begin Given entries

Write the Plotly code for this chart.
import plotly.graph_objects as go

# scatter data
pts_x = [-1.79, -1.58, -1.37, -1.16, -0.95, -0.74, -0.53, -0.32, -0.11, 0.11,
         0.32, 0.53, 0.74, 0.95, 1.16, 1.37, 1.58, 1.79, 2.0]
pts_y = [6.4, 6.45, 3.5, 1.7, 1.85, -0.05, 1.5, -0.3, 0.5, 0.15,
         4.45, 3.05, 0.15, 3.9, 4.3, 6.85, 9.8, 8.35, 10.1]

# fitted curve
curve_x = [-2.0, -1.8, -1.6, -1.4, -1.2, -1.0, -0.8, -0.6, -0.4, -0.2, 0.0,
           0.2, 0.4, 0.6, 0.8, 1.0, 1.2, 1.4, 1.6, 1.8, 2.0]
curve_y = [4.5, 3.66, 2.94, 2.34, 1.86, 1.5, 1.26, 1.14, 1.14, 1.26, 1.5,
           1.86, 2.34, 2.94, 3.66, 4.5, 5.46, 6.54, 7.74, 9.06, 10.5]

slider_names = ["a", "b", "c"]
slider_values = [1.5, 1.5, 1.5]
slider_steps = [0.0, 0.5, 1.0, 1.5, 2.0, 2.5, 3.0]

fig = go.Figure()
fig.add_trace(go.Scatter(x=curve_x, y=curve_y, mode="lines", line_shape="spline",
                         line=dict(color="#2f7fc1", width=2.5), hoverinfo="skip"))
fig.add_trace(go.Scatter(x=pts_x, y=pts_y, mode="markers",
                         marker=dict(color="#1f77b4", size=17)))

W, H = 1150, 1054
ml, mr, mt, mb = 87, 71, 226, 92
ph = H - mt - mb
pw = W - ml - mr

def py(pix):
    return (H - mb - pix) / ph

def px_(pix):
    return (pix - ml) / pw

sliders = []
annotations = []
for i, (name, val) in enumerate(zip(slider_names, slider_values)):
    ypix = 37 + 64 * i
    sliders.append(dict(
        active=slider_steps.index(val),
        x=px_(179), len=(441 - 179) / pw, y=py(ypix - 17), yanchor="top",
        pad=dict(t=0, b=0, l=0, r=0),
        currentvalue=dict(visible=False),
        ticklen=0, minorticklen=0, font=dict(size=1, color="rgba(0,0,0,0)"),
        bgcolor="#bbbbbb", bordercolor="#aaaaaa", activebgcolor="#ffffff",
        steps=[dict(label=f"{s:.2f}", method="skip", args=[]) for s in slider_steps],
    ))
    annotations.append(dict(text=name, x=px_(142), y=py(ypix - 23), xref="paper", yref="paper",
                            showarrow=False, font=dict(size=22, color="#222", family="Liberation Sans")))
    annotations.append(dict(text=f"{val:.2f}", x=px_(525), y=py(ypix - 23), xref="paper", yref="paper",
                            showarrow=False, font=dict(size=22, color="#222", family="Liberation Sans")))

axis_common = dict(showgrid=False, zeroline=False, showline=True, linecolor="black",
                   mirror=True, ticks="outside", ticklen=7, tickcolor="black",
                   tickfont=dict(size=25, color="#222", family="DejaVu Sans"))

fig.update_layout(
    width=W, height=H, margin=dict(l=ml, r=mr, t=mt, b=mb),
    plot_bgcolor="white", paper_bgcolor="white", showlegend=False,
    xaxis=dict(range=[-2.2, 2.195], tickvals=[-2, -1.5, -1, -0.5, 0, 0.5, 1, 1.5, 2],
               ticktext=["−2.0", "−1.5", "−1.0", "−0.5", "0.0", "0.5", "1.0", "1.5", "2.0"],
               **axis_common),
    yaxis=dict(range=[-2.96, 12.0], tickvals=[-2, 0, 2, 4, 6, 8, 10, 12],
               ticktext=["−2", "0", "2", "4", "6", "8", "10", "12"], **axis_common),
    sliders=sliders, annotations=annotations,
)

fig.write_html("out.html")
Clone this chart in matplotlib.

end Given entries

(Work to be completed) Among the records above, find each line holding the string "chart" and pull it out.

(Answer to the problem)
Write the Plotly code for this chart.
Clone this chart in matplotlib.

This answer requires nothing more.